Stated task:
Return the material exactly as supplied, apart from the pictures, which are omitted.

Some records:
»»

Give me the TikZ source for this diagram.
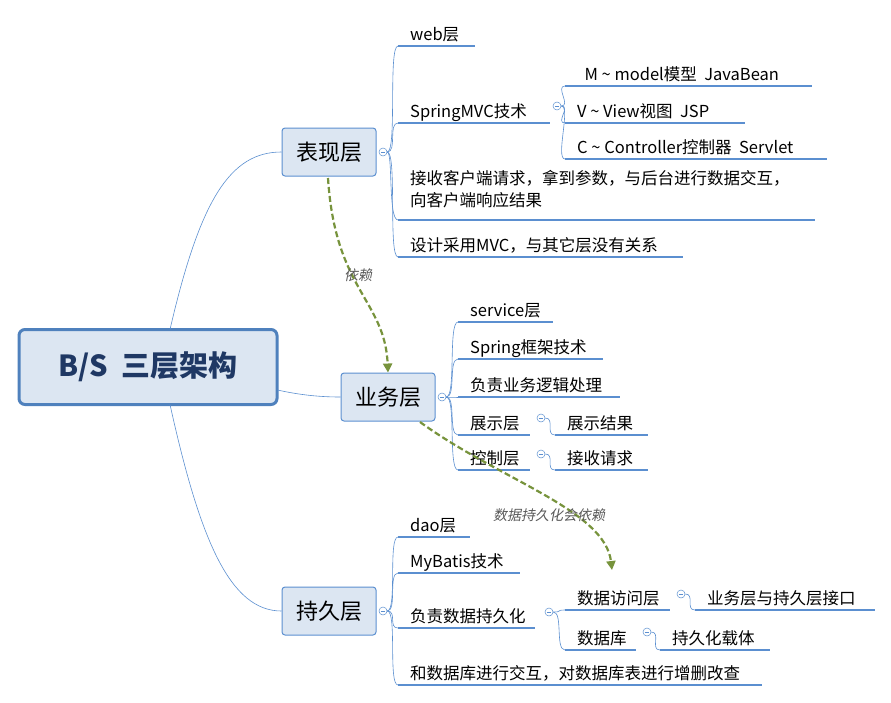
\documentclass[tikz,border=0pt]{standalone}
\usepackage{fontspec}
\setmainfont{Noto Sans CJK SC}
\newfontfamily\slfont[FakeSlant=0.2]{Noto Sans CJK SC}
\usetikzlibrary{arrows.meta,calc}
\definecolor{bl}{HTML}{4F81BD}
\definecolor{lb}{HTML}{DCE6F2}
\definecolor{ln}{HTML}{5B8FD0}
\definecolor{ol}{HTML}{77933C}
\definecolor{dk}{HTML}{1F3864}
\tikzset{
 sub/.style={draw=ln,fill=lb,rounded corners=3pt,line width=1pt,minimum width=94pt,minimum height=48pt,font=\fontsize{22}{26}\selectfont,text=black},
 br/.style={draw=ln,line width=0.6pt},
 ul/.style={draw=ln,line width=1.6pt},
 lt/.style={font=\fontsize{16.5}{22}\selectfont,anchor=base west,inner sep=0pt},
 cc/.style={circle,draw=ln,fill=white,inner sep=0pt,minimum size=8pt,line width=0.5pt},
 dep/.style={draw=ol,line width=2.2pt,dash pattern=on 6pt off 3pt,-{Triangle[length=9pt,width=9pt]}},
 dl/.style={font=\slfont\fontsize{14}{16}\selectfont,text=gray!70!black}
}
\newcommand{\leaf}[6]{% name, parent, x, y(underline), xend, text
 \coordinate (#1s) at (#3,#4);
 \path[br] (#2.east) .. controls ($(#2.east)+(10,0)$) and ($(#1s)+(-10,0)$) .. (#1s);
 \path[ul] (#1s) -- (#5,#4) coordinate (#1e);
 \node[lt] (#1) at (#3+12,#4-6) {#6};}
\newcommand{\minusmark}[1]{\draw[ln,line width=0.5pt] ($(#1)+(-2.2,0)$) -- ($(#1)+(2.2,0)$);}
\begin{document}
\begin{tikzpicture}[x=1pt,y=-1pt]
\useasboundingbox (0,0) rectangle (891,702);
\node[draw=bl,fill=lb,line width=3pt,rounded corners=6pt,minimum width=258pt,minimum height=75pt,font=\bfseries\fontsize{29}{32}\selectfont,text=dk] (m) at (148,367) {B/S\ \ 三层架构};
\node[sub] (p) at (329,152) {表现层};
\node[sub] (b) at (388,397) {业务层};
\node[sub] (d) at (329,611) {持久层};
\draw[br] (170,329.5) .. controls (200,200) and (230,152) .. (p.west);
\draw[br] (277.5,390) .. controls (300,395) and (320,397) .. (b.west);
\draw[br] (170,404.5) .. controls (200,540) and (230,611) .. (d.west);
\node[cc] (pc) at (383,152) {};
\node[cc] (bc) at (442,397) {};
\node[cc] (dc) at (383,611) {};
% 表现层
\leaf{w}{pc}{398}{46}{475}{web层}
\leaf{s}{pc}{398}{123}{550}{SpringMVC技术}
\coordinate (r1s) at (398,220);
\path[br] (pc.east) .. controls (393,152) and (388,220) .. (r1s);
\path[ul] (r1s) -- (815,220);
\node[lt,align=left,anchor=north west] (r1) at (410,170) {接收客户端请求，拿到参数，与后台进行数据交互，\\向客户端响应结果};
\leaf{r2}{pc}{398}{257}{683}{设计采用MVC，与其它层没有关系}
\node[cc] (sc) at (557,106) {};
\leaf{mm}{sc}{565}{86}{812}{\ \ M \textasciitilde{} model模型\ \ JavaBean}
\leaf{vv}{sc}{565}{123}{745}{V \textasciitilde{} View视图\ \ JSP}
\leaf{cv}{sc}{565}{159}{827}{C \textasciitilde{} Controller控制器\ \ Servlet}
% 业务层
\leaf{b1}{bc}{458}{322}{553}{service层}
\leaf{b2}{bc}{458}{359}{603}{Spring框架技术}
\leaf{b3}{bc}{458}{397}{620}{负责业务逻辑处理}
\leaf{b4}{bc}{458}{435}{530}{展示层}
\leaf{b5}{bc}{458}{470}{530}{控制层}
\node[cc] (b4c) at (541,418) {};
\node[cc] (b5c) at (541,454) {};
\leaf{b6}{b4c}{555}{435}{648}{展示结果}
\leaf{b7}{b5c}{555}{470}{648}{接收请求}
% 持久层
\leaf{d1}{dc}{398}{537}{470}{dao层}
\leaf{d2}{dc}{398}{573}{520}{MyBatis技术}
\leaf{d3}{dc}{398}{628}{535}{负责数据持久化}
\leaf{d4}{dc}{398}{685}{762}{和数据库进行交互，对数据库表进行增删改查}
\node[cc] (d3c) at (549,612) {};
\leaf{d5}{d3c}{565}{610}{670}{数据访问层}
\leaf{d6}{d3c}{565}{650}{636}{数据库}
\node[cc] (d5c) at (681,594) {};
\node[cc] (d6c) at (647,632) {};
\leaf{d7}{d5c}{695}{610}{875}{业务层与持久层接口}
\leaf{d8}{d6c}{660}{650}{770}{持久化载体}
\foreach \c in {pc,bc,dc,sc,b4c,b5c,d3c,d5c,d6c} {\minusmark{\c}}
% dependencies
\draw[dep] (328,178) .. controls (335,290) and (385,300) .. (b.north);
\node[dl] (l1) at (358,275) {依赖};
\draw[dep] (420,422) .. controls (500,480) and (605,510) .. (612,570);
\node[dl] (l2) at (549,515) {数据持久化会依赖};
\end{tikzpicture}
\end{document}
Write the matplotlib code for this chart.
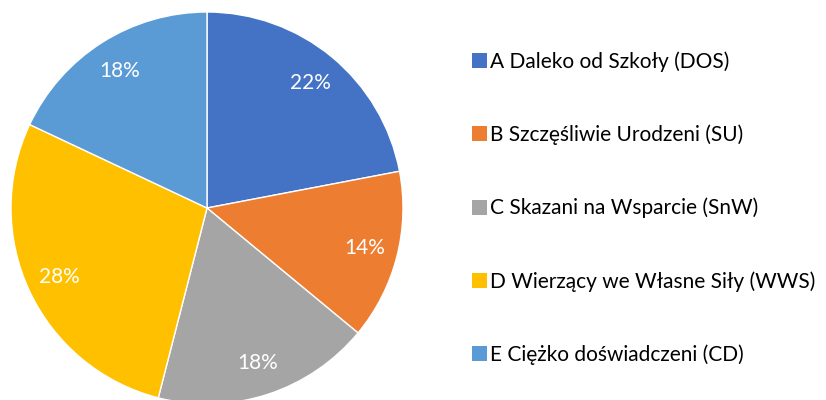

««

Reply to the task:
Give me the TikZ source for this diagram.
\documentclass[tikz,border=0pt]{standalone}
\usepackage{fontspec}
\setmainfont{Noto Sans CJK SC}
\newfontfamily\slfont[FakeSlant=0.2]{Noto Sans CJK SC}
\usetikzlibrary{arrows.meta,calc}
\definecolor{bl}{HTML}{4F81BD}
\definecolor{lb}{HTML}{DCE6F2}
\definecolor{ln}{HTML}{5B8FD0}
\definecolor{ol}{HTML}{77933C}
\definecolor{dk}{HTML}{1F3864}
\tikzset{
 sub/.style={draw=ln,fill=lb,rounded corners=3pt,line width=1pt,minimum width=94pt,minimum height=48pt,font=\fontsize{22}{26}\selectfont,text=black},
 br/.style={draw=ln,line width=0.6pt},
 ul/.style={draw=ln,line width=1.6pt},
 lt/.style={font=\fontsize{16.5}{22}\selectfont,anchor=base west,inner sep=0pt},
 cc/.style={circle,draw=ln,fill=white,inner sep=0pt,minimum size=8pt,line width=0.5pt},
 dep/.style={draw=ol,line width=2.2pt,dash pattern=on 6pt off 3pt,-{Triangle[length=9pt,width=9pt]}},
 dl/.style={font=\slfont\fontsize{14}{16}\selectfont,text=gray!70!black}
}
\newcommand{\leaf}[6]{% name, parent, x, y(underline), xend, text
 \coordinate (#1s) at (#3,#4);
 \path[br] (#2.east) .. controls ($(#2.east)+(10,0)$) and ($(#1s)+(-10,0)$) .. (#1s);
 \path[ul] (#1s) -- (#5,#4) coordinate (#1e);
 \node[lt] (#1) at (#3+12,#4-6) {#6};}
\newcommand{\minusmark}[1]{\draw[ln,line width=0.5pt] ($(#1)+(-2.2,0)$) -- ($(#1)+(2.2,0)$);}
\begin{document}
\begin{tikzpicture}[x=1pt,y=-1pt]
\useasboundingbox (0,0) rectangle (891,702);
\node[draw=bl,fill=lb,line width=3pt,rounded corners=6pt,minimum width=258pt,minimum height=75pt,font=\bfseries\fontsize{29}{32}\selectfont,text=dk] (m) at (148,367) {B/S\ \ 三层架构};
\node[sub] (p) at (329,152) {表现层};
\node[sub] (b) at (388,397) {业务层};
\node[sub] (d) at (329,611) {持久层};
\draw[br] (170,329.5) .. controls (200,200) and (230,152) .. (p.west);
\draw[br] (277.5,390) .. controls (300,395) and (320,397) .. (b.west);
\draw[br] (170,404.5) .. controls (200,540) and (230,611) .. (d.west);
\node[cc] (pc) at (383,152) {};
\node[cc] (bc) at (442,397) {};
\node[cc] (dc) at (383,611) {};
% 表现层
\leaf{w}{pc}{398}{46}{475}{web层}
\leaf{s}{pc}{398}{123}{550}{SpringMVC技术}
\coordinate (r1s) at (398,220);
\path[br] (pc.east) .. controls (393,152) and (388,220) .. (r1s);
\path[ul] (r1s) -- (815,220);
\node[lt,align=left,anchor=north west] (r1) at (410,170) {接收客户端请求，拿到参数，与后台进行数据交互，\\向客户端响应结果};
\leaf{r2}{pc}{398}{257}{683}{设计采用MVC，与其它层没有关系}
\node[cc] (sc) at (557,106) {};
\leaf{mm}{sc}{565}{86}{812}{\ \ M \textasciitilde{} model模型\ \ JavaBean}
\leaf{vv}{sc}{565}{123}{745}{V \textasciitilde{} View视图\ \ JSP}
\leaf{cv}{sc}{565}{159}{827}{C \textasciitilde{} Controller控制器\ \ Servlet}
% 业务层
\leaf{b1}{bc}{458}{322}{553}{service层}
\leaf{b2}{bc}{458}{359}{603}{Spring框架技术}
\leaf{b3}{bc}{458}{397}{620}{负责业务逻辑处理}
\leaf{b4}{bc}{458}{435}{530}{展示层}
\leaf{b5}{bc}{458}{470}{530}{控制层}
\node[cc] (b4c) at (541,418) {};
\node[cc] (b5c) at (541,454) {};
\leaf{b6}{b4c}{555}{435}{648}{展示结果}
\leaf{b7}{b5c}{555}{470}{648}{接收请求}
% 持久层
\leaf{d1}{dc}{398}{537}{470}{dao层}
\leaf{d2}{dc}{398}{573}{520}{MyBatis技术}
\leaf{d3}{dc}{398}{628}{535}{负责数据持久化}
\leaf{d4}{dc}{398}{685}{762}{和数据库进行交互，对数据库表进行增删改查}
\node[cc] (d3c) at (549,612) {};
\leaf{d5}{d3c}{565}{610}{670}{数据访问层}
\leaf{d6}{d3c}{565}{650}{636}{数据库}
\node[cc] (d5c) at (681,594) {};
\node[cc] (d6c) at (647,632) {};
\leaf{d7}{d5c}{695}{610}{875}{业务层与持久层接口}
\leaf{d8}{d6c}{660}{650}{770}{持久化载体}
\foreach \c in {pc,bc,dc,sc,b4c,b5c,d3c,d5c,d6c} {\minusmark{\c}}
% dependencies
\draw[dep] (328,178) .. controls (335,290) and (385,300) .. (b.north);
\node[dl] (l1) at (358,275) {依赖};
\draw[dep] (420,422) .. controls (500,480) and (605,510) .. (612,570);
\node[dl] (l2) at (549,515) {数据持久化会依赖};
\end{tikzpicture}
\end{document}
Write the matplotlib code for this chart.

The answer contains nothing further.